[START OF Material for this task]
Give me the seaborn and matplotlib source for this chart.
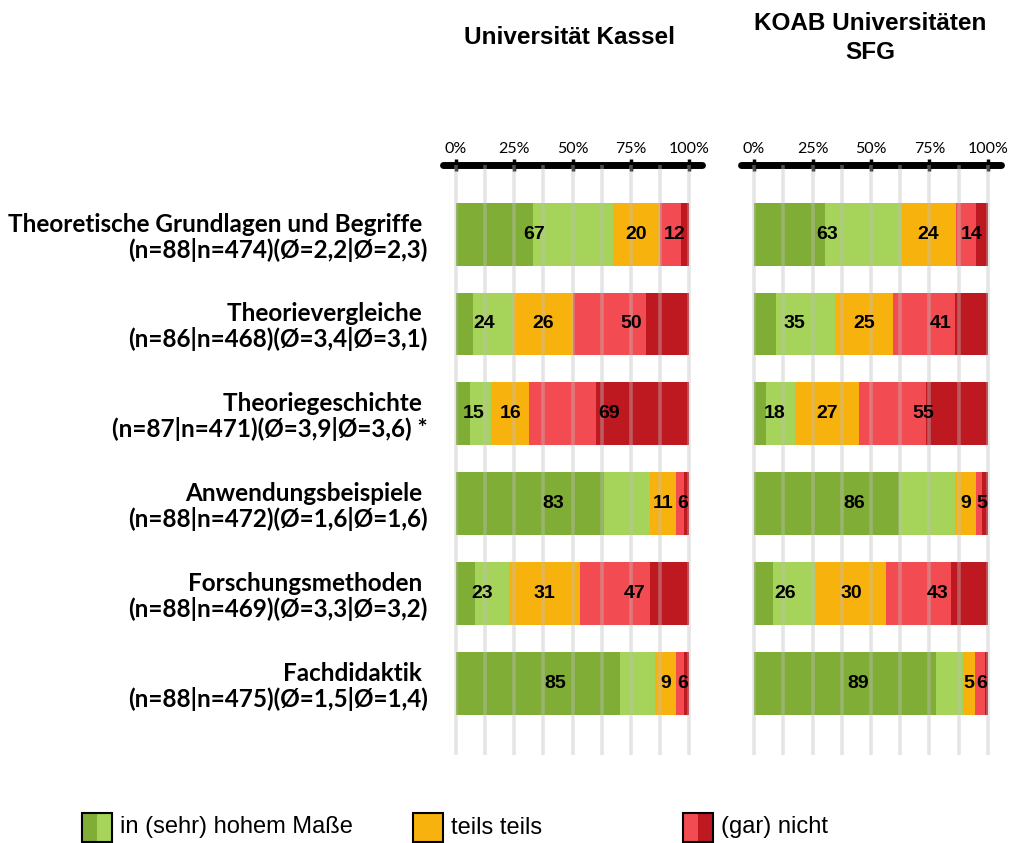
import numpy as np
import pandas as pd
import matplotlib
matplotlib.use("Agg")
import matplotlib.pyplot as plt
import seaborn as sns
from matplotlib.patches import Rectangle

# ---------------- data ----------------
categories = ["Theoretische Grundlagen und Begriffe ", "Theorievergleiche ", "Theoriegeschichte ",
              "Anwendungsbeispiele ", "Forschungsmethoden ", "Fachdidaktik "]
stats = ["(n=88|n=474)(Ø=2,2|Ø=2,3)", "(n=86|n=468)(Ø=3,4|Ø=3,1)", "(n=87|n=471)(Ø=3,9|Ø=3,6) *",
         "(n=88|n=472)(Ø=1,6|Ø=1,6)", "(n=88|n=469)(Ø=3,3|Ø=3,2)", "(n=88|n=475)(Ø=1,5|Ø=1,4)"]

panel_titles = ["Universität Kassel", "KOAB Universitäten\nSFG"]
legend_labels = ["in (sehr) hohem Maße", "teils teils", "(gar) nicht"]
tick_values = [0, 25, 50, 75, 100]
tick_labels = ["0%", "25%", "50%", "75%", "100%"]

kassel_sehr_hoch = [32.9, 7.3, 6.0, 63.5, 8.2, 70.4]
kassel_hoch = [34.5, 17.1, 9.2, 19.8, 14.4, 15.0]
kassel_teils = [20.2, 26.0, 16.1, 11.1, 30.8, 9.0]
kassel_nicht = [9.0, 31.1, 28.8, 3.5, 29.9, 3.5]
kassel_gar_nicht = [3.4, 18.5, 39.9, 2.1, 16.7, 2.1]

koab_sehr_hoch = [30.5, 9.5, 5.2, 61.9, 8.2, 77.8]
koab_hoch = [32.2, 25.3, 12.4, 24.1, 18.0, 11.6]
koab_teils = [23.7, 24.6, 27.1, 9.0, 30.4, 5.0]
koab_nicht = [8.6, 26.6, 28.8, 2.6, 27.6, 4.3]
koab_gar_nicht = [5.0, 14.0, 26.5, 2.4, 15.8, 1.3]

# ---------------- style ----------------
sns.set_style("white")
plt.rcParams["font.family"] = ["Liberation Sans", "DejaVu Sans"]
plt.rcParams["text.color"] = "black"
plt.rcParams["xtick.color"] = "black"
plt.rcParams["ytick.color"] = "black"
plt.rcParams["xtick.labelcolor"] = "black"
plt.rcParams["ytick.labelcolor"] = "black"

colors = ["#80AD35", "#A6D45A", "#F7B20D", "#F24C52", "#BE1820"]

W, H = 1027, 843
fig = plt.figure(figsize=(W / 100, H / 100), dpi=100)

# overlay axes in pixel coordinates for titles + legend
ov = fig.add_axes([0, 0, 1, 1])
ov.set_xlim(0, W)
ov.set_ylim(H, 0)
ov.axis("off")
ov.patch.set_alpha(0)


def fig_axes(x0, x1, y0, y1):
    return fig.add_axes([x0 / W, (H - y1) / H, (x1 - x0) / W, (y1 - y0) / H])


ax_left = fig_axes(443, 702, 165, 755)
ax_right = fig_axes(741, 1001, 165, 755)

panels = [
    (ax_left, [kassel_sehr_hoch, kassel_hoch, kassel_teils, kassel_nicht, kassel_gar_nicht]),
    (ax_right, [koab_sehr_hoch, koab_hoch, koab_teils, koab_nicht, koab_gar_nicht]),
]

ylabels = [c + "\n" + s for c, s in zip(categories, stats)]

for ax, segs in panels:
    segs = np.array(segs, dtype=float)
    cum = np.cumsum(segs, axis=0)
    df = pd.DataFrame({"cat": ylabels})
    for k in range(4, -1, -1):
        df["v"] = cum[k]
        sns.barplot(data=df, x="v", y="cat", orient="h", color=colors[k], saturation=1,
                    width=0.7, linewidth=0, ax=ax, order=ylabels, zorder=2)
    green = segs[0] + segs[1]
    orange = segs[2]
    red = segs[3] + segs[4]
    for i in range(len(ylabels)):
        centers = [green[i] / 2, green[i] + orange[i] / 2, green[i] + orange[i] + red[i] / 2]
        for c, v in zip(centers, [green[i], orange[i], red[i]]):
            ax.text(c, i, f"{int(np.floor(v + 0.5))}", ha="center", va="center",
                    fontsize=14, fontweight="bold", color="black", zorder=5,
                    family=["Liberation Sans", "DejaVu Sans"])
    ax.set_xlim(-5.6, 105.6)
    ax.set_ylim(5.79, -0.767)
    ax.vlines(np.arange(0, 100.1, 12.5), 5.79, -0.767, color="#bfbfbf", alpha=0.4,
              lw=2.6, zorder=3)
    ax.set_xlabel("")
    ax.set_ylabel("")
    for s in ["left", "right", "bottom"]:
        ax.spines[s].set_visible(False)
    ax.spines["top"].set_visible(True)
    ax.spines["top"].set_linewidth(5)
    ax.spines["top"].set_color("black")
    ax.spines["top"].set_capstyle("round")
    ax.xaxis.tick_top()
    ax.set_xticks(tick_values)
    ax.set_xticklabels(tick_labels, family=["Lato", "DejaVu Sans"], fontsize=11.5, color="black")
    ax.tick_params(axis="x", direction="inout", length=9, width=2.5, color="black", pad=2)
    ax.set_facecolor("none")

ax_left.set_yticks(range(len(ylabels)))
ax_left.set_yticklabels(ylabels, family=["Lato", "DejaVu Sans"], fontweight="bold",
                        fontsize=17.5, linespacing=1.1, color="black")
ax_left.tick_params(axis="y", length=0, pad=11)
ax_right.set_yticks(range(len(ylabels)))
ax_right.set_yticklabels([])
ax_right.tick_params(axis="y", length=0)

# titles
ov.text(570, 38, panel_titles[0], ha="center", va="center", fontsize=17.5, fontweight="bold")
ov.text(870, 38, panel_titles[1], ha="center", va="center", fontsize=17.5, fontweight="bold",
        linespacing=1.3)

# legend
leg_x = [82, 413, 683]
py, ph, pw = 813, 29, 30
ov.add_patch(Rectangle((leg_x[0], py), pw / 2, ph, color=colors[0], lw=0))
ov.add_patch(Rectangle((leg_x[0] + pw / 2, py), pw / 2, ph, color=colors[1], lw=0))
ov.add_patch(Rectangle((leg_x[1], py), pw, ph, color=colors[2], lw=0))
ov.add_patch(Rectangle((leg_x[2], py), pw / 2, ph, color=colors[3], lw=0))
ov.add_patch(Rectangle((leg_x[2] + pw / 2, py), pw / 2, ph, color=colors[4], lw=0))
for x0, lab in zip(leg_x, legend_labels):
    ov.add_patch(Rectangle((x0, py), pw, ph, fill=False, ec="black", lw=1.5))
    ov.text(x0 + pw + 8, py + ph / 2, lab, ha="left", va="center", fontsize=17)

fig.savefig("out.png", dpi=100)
[END OF Material for this task]
[START OF Material for this task]
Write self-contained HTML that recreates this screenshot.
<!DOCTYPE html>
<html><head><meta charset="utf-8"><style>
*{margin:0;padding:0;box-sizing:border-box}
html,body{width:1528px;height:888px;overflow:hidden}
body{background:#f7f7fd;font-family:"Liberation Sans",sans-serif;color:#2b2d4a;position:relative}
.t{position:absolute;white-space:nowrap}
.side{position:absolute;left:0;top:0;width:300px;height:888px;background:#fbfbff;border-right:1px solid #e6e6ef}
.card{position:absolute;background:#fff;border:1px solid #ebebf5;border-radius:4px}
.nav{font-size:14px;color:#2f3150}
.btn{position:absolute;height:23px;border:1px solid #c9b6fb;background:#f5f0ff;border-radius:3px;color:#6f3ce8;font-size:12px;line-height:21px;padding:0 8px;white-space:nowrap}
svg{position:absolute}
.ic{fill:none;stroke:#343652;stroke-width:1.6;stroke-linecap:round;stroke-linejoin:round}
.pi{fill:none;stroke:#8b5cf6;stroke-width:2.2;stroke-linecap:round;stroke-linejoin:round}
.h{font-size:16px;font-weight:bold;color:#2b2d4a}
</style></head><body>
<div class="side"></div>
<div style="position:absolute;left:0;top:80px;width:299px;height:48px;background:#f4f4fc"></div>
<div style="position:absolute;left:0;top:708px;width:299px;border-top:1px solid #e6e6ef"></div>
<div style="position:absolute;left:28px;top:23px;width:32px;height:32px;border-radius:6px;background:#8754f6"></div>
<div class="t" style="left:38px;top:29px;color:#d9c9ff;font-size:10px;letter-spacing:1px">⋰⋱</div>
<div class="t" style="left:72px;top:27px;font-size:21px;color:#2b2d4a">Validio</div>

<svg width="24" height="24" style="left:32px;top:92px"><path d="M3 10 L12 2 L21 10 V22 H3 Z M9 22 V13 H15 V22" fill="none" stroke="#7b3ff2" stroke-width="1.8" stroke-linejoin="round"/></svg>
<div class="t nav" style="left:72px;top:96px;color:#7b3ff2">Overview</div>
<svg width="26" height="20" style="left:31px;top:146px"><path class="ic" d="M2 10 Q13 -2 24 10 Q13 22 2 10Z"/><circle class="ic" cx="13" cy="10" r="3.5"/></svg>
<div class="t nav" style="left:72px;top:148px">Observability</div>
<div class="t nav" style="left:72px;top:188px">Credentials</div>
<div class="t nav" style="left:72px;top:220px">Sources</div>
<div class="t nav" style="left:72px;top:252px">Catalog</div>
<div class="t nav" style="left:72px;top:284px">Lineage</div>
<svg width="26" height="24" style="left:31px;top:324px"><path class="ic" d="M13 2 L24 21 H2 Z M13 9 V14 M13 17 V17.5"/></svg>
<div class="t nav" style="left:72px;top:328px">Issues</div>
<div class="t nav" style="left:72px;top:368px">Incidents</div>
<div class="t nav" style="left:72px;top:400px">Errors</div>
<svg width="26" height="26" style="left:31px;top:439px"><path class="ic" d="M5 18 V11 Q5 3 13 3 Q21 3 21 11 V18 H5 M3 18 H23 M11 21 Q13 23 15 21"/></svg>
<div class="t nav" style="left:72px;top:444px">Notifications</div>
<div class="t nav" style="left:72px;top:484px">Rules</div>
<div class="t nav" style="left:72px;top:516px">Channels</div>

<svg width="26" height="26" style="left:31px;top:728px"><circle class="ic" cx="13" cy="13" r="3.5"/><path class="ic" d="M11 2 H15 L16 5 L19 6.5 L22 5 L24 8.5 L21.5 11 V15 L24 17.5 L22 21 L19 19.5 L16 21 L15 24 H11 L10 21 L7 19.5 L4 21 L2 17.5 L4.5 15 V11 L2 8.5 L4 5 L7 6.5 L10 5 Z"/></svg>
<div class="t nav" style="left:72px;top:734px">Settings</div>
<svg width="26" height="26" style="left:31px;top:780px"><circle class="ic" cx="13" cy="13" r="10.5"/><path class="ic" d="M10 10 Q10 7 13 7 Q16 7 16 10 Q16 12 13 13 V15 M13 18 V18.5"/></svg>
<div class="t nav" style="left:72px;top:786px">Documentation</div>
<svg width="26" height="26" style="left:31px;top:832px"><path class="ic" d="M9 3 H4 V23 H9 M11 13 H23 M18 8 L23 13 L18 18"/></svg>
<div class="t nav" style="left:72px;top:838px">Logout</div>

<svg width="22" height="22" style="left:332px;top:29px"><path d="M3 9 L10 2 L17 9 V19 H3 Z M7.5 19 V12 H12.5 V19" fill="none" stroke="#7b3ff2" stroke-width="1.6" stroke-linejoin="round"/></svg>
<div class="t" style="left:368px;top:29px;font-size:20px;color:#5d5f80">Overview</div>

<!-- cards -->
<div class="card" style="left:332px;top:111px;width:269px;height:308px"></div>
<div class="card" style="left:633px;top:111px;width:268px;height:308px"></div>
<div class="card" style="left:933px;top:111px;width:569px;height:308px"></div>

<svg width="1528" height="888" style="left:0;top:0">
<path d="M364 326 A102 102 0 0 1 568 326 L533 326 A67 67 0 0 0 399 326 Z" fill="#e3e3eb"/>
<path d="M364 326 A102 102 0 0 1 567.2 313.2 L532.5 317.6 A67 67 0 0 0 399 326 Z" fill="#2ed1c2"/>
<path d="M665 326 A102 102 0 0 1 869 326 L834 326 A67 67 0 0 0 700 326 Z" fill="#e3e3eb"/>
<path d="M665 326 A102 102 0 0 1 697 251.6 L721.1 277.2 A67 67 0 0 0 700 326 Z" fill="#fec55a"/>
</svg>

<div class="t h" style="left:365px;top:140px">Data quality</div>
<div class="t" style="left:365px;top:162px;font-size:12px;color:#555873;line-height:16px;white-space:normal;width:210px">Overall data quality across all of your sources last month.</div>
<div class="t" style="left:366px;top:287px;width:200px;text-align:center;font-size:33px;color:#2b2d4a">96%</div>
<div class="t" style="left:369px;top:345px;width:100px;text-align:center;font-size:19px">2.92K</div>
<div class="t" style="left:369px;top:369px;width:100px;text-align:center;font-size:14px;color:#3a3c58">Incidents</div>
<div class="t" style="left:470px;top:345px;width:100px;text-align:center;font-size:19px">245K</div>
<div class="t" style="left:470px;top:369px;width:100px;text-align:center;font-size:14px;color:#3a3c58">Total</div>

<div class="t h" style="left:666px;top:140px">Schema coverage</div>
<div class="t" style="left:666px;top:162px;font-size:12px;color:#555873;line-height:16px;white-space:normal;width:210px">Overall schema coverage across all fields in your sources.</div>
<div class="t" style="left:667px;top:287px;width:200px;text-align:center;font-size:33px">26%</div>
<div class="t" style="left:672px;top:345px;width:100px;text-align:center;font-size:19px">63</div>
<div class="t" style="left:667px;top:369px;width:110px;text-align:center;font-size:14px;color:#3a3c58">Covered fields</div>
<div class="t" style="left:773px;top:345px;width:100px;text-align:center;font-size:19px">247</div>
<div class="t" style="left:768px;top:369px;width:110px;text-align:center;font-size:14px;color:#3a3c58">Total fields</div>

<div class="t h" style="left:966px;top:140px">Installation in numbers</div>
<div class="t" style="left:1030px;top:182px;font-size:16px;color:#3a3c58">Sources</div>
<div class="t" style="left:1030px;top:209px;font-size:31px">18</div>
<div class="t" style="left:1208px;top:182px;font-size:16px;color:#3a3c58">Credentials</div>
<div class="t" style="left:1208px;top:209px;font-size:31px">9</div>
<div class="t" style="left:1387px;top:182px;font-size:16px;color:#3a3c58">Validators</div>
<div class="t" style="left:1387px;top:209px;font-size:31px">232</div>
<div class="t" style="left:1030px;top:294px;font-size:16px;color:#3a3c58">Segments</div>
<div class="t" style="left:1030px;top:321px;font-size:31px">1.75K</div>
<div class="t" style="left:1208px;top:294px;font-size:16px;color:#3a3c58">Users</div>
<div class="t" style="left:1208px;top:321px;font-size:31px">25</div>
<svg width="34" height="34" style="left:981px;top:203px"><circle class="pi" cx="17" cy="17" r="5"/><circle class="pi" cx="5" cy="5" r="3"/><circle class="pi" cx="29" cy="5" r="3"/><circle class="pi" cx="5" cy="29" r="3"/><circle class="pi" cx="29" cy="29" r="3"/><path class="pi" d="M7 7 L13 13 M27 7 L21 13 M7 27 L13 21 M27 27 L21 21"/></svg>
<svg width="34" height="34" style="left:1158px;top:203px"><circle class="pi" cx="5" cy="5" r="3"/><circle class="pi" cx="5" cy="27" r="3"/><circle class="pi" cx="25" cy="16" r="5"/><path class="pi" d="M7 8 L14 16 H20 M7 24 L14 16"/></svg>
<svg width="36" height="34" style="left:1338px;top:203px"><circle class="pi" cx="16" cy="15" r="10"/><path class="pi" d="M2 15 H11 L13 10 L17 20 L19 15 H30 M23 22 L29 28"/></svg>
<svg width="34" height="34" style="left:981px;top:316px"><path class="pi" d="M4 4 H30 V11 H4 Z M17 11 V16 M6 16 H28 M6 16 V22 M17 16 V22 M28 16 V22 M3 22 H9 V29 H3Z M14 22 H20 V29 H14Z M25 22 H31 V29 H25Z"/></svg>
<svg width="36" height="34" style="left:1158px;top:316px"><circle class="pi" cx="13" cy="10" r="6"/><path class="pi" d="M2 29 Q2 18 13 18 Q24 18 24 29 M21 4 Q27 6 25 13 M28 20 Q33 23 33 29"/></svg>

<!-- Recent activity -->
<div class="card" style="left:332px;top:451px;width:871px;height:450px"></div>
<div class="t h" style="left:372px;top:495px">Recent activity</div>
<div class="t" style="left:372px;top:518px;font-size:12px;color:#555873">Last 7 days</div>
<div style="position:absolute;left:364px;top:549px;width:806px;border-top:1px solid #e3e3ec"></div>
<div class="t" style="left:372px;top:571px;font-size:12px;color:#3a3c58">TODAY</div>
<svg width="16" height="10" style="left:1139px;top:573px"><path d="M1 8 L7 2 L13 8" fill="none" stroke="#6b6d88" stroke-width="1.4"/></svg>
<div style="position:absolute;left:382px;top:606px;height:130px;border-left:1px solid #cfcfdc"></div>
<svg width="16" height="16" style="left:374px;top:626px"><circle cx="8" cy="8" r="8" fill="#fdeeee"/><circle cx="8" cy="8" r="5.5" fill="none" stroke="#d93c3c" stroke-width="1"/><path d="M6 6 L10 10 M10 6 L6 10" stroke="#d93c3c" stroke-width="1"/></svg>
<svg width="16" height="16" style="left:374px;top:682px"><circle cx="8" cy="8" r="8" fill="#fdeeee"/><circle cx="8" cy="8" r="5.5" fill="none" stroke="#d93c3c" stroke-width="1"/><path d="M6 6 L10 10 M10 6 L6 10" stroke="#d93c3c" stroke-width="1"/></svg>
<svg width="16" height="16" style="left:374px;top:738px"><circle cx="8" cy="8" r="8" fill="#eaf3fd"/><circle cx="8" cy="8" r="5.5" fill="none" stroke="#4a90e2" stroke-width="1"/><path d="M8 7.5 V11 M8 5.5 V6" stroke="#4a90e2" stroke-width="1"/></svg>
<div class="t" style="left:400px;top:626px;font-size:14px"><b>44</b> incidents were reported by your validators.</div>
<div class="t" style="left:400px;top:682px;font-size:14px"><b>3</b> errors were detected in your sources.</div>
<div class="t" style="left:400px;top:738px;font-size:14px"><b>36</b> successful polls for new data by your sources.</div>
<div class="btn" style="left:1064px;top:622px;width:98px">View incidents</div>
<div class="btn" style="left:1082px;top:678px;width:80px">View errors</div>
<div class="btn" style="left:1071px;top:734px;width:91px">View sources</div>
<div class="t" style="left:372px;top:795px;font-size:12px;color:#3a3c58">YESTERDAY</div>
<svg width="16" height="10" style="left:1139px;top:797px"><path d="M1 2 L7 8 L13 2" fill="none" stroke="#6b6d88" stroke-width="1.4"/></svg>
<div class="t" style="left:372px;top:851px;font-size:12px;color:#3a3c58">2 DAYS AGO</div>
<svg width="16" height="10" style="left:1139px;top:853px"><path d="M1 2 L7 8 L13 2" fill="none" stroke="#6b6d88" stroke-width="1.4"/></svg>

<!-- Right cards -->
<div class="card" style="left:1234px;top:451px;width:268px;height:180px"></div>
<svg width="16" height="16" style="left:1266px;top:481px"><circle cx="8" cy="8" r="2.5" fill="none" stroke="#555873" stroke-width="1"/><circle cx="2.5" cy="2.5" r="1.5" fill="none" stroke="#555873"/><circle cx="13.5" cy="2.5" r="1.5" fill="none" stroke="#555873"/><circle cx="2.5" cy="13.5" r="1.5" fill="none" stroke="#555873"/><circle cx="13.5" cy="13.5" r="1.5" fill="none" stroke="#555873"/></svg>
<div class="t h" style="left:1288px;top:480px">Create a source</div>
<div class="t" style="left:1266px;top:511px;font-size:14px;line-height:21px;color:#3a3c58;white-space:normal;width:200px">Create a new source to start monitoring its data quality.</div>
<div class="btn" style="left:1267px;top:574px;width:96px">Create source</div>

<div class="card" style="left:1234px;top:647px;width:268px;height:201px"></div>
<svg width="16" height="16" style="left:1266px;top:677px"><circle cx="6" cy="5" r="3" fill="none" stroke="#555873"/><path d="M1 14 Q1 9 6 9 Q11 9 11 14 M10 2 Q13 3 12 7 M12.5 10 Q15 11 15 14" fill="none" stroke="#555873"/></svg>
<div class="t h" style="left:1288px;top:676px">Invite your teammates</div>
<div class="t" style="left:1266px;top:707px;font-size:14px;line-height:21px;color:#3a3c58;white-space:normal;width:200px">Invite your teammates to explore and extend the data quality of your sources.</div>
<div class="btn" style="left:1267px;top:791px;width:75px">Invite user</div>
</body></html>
[END OF Material for this task]
**What the task requires**
Set down, without pictures, the lines between the line holding "Give me the" and the line holding "return fig.add_axes([x0 /", both inclusive.

**Task solution**
Give me the seaborn and matplotlib source for this chart.
import numpy as np
import pandas as pd
import matplotlib
matplotlib.use("Agg")
import matplotlib.pyplot as plt
import seaborn as sns
from matplotlib.patches import Rectangle

# ---------------- data ----------------
categories = ["Theoretische Grundlagen und Begriffe ", "Theorievergleiche ", "Theoriegeschichte ",
              "Anwendungsbeispiele ", "Forschungsmethoden ", "Fachdidaktik "]
stats = ["(n=88|n=474)(Ø=2,2|Ø=2,3)", "(n=86|n=468)(Ø=3,4|Ø=3,1)", "(n=87|n=471)(Ø=3,9|Ø=3,6) *",
         "(n=88|n=472)(Ø=1,6|Ø=1,6)", "(n=88|n=469)(Ø=3,3|Ø=3,2)", "(n=88|n=475)(Ø=1,5|Ø=1,4)"]

panel_titles = ["Universität Kassel", "KOAB Universitäten\nSFG"]
legend_labels = ["in (sehr) hohem Maße", "teils teils", "(gar) nicht"]
tick_values = [0, 25, 50, 75, 100]
tick_labels = ["0%", "25%", "50%", "75%", "100%"]

kassel_sehr_hoch = [32.9, 7.3, 6.0, 63.5, 8.2, 70.4]
kassel_hoch = [34.5, 17.1, 9.2, 19.8, 14.4, 15.0]
kassel_teils = [20.2, 26.0, 16.1, 11.1, 30.8, 9.0]
kassel_nicht = [9.0, 31.1, 28.8, 3.5, 29.9, 3.5]
kassel_gar_nicht = [3.4, 18.5, 39.9, 2.1, 16.7, 2.1]

koab_sehr_hoch = [30.5, 9.5, 5.2, 61.9, 8.2, 77.8]
koab_hoch = [32.2, 25.3, 12.4, 24.1, 18.0, 11.6]
koab_teils = [23.7, 24.6, 27.1, 9.0, 30.4, 5.0]
koab_nicht = [8.6, 26.6, 28.8, 2.6, 27.6, 4.3]
koab_gar_nicht = [5.0, 14.0, 26.5, 2.4, 15.8, 1.3]

# ---------------- style ----------------
sns.set_style("white")
plt.rcParams["font.family"] = ["Liberation Sans", "DejaVu Sans"]
plt.rcParams["text.color"] = "black"
plt.rcParams["xtick.color"] = "black"
plt.rcParams["ytick.color"] = "black"
plt.rcParams["xtick.labelcolor"] = "black"
plt.rcParams["ytick.labelcolor"] = "black"

colors = ["#80AD35", "#A6D45A", "#F7B20D", "#F24C52", "#BE1820"]

W, H = 1027, 843
fig = plt.figure(figsize=(W / 100, H / 100), dpi=100)

# overlay axes in pixel coordinates for titles + legend
ov = fig.add_axes([0, 0, 1, 1])
ov.set_xlim(0, W)
ov.set_ylim(H, 0)
ov.axis("off")
ov.patch.set_alpha(0)


def fig_axes(x0, x1, y0, y1):
    return fig.add_axes([x0 / W, (H - y1) / H, (x1 - x0) / W, (y1 - y0) / H])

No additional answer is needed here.